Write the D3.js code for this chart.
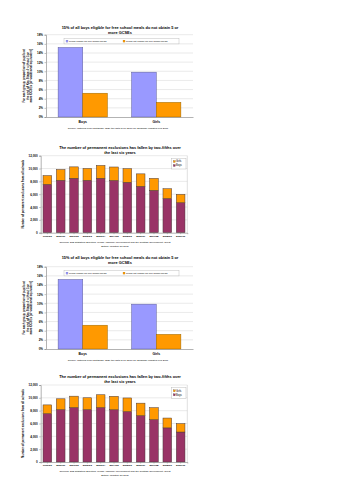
<!DOCTYPE html>
<html>
<head>
<meta charset="utf-8">
<script src="https://cdn.jsdelivr.net/npm/d3@7"></script>
<style>
  body { margin: 0; background: #fff; }
  svg { display: block; font-family: "Liberation Sans", Arial, sans-serif; }
</style>
</head>
<body>
<div id="chart"></div>
<script>
// free school meals chart
const fsmCategories = ["Boys", "Girls"];
const fsmSeries = ["Pupils eligible for free school meals", "Pupils not eligible for free school meals"];
const fsmEligible = [15.2, 9.8];
const fsmNotEligible = [5.2, 3.2];
const fsmTicks = [0, 2, 4, 6, 8, 10, 12, 14, 16, 18];
const fsmColors = ["#9999ff", "#ff9900"];
const fsmStrokes = ["#5c5c99", "#996600"];

// permanent exclusions chart
const exclYears = ["1999/00", "2000/01", "2001/02", "2002/03", "2003/04", "2004/05",
                   "2005/06", "2006/07", "2007/08", "2008/09", "2009/10"];
const exclBoys = [7530, 8160, 8480, 8160, 8480, 8140, 7850, 7220, 6600, 5320, 4670];
const exclGirls = [1370, 1690, 1780, 1850, 2000, 2100, 2130, 1950, 1870, 1530, 1310];
const exclTicks = [0, 2000, 4000, 6000, 8000, 10000, 12000];
const exclColors = { Boys: "#993366", Girls: "#ff9900" };

const W = 353, H = 500;

const svg = d3.select("#chart").append("svg")
    .attr("width", W)
    .attr("height", H);

svg.append("rect").attr("width", W).attr("height", H).attr("fill", "#fff");

function multiline(g, lines, x, y, size, lh, weight) {
    const t = g.append("text")
        .attr("text-anchor", "middle")
        .attr("font-size", size)
        .attr("font-weight", weight || "normal")
        .attr("fill", "#000");
    lines.forEach((l, i) => {
        t.append("tspan").attr("x", x).attr("y", y + i * lh).text(l);
    });
    return t;
}

function drawFsm(top, titleY) {
    const g = svg.append("g");
    const left = 46, right = 193, bottom = top + 82.3;

    const x = d3.scaleBand().domain(fsmCategories).range([left, right])
        .paddingInner(0.33).paddingOuter(0.165);
    const xs = d3.scaleBand().domain(fsmSeries).range([0, x.bandwidth()]);
    const y = d3.scaleLinear().domain([0, 18]).range([bottom, top]);

    // grid
    g.append("g").selectAll("line").data(fsmTicks.slice(1)).join("line")
        .attr("x1", left).attr("x2", right)
        .attr("y1", d => y(d)).attr("y2", d => y(d))
        .attr("stroke", "#d4d4d4").attr("stroke-width", 0.5);

    // bars
    const rows = fsmCategories.map((c, i) => ({ cat: c, vals: [fsmEligible[i], fsmNotEligible[i]] }));
    g.append("g").selectAll("g").data(rows).join("g")
        .attr("transform", d => `translate(${x(d.cat)},0)`)
        .selectAll("rect").data(d => d.vals.map((v, j) => ({ s: fsmSeries[j], v, j })))
        .join("rect")
        .attr("x", d => xs(d.s))
        .attr("y", d => y(d.v))
        .attr("width", xs.bandwidth())
        .attr("height", d => bottom - y(d.v))
        .attr("fill", d => fsmColors[d.j])
        .attr("stroke", d => fsmStrokes[d.j])
        .attr("stroke-width", 0.5);

    // axes
    const ya = g.append("g").attr("transform", `translate(${left},0)`)
        .call(d3.axisLeft(y).tickValues(fsmTicks).tickFormat(d => d + "%").tickSize(1.5).tickPadding(1.5));
    ya.select(".domain").attr("stroke", "#808080").attr("stroke-width", 0.6);
    ya.selectAll(".tick line").attr("stroke", "#808080").attr("stroke-width", 0.5);
    ya.selectAll("text").attr("font-size", 3).attr("font-weight", "bold").attr("font-family", null);

    const xa = g.append("g").attr("transform", `translate(0,${bottom})`)
        .call(d3.axisBottom(x).tickSize(0).tickPadding(4));
    xa.select(".domain").attr("stroke", "#808080").attr("stroke-width", 0.6);
    xa.selectAll("text").attr("font-size", 3.4).attr("font-weight", "bold").attr("font-family", null);

    // legend
    const lg = g.append("g").attr("transform", `translate(64,${top + 3.6})`);
    lg.append("rect").attr("width", 115).attr("height", 5.6)
        .attr("fill", "#fff").attr("stroke", "#b0b0b0").attr("stroke-width", 0.4);
    fsmSeries.forEach((s, i) => {
        const ox = 2 + i * 57;
        lg.append("rect").attr("x", ox).attr("y", 1.8).attr("width", 2).attr("height", 2)
            .attr("fill", fsmColors[i]).attr("stroke", fsmStrokes[i]).attr("stroke-width", 0.2);
        lg.append("text").attr("x", ox + 3).attr("y", 3.9).attr("font-size", 2.4).text(s);
    });

    // title
    multiline(g, ["15% of all boys eligible for free school meals do not obtain 5 or", "more GCSEs"],
        120, titleY, 3.9, 4.5, "bold");

    // y label
    const yl = g.append("g").attr("transform", `translate(27.5,${(top + bottom) / 2}) rotate(-90)`);
    multiline(yl, ["For each group, proportion of pupils at", "the end of Key Stage 4 without 5 or",
                   "more GCSEs (or vocational equivalent)"], 0, -2.3, 2.9, 3.5, "bold");

    // source
    g.append("text").attr("x", 118).attr("y", bottom + 11.8).attr("text-anchor", "middle")
        .attr("font-size", 2.5)
        .text("Source: National Pupil Database (DfE; the data is for 2009/10; England) updated Feb 2011");
}

function drawExcl(top, titleY) {
    const g = svg.append("g");
    const left = 40.7, right = 187.3, bottom = top + 77;

    const x = d3.scaleBand().domain(exclYears).range([left, right])
        .paddingInner(0.35).paddingOuter(0.175);
    const y = d3.scaleLinear().domain([0, 12000]).range([bottom, top]);

    // frame + grid
    g.append("g").selectAll("line").data(exclTicks.slice(1)).join("line")
        .attr("x1", left).attr("x2", right)
        .attr("y1", d => y(d)).attr("y2", d => y(d))
        .attr("stroke", "#d4d4d4").attr("stroke-width", 0.5);
    g.append("line").attr("x1", right).attr("x2", right).attr("y1", top).attr("y2", bottom)
        .attr("stroke", "#c0c0c0").attr("stroke-width", 0.5);

    const rows = exclYears.map((yr, i) => ({ year: yr, Boys: exclBoys[i], Girls: exclGirls[i] }));
    const stacked = d3.stack().keys(["Boys", "Girls"])(rows);

    g.append("g").selectAll("g").data(stacked).join("g")
        .attr("fill", d => exclColors[d.key])
        .selectAll("rect").data(d => d).join("rect")
        .attr("x", d => x(d.data.year))
        .attr("y", d => y(d[1]))
        .attr("width", x.bandwidth())
        .attr("height", d => y(d[0]) - y(d[1]))
        .attr("stroke", "#4a3a3a")
        .attr("stroke-width", 0.5);

    const ya = g.append("g").attr("transform", `translate(${left},0)`)
        .call(d3.axisLeft(y).tickValues(exclTicks).tickFormat(d3.format(",")).tickSize(1.5).tickPadding(1.5));
    ya.select(".domain").attr("stroke", "#808080").attr("stroke-width", 0.6);
    ya.selectAll(".tick line").attr("stroke", "#808080").attr("stroke-width", 0.5);
    ya.selectAll("text").attr("font-size", 3).attr("font-weight", "bold").attr("font-family", null);

    const xa = g.append("g").attr("transform", `translate(0,${bottom})`)
        .call(d3.axisBottom(x).tickSize(1.5).tickPadding(1));
    xa.select(".domain").attr("stroke", "#808080").attr("stroke-width", 0.6);
    xa.selectAll(".tick line").attr("stroke", "#808080").attr("stroke-width", 0.5);
    xa.selectAll("text").attr("font-size", 2.5).attr("font-weight", "bold").attr("font-family", null);

    // legend
    const lg = g.append("g").attr("transform", `translate(171.7,${top + 2.6})`);
    lg.append("rect").attr("width", 14.3).attr("height", 10.7)
        .attr("fill", "#fff").attr("stroke", "#b0b0b0").attr("stroke-width", 0.4);
    ["Girls", "Boys"].forEach((k, i) => {
        lg.append("rect").attr("x", 1.6).attr("y", 2.2 + i * 4).attr("width", 2).attr("height", 2)
            .attr("fill", exclColors[k]).attr("stroke", "#333").attr("stroke-width", 0.2);
        lg.append("text").attr("x", 4.4).attr("y", 4.1 + i * 4).attr("font-size", 2.6).text(k);
    });

    multiline(g, ["The number of permanent exclusions has fallen by two-fifths over", "the last six years"],
        120, titleY, 3.9, 5, "bold");

    g.append("text").attr("transform", `translate(23.5,${(top + bottom) / 2}) rotate(-90)`)
        .attr("text-anchor", "middle").attr("font-size", 2.9).attr("font-weight", "bold")
        .text("Number of permanent exclusions from all schools");

    multiline(g, ["Sources: DfE Statistical Bulletins, Welsh Assembly Government and the Scottish Government, Great",
                  "Britain, updated Jul 2011"], 115, bottom + 10.3, 2.5, 3.6);
}

drawFsm(34.7, 29.3);
drawExcl(155.7, 148.7);
drawFsm(266.7, 259);
drawExcl(385, 377.5);
</script>
</body>
</html>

::::::::::

● **TO BE DONE**: Within the listing above, find every line containing the string "chart" and return it.

● **REPLY TO THE TASK**:
Write the D3.js code for this chart.
<div id="chart"></div>
// free school meals chart
// permanent exclusions chart
const svg = d3.select("#chart").append("svg")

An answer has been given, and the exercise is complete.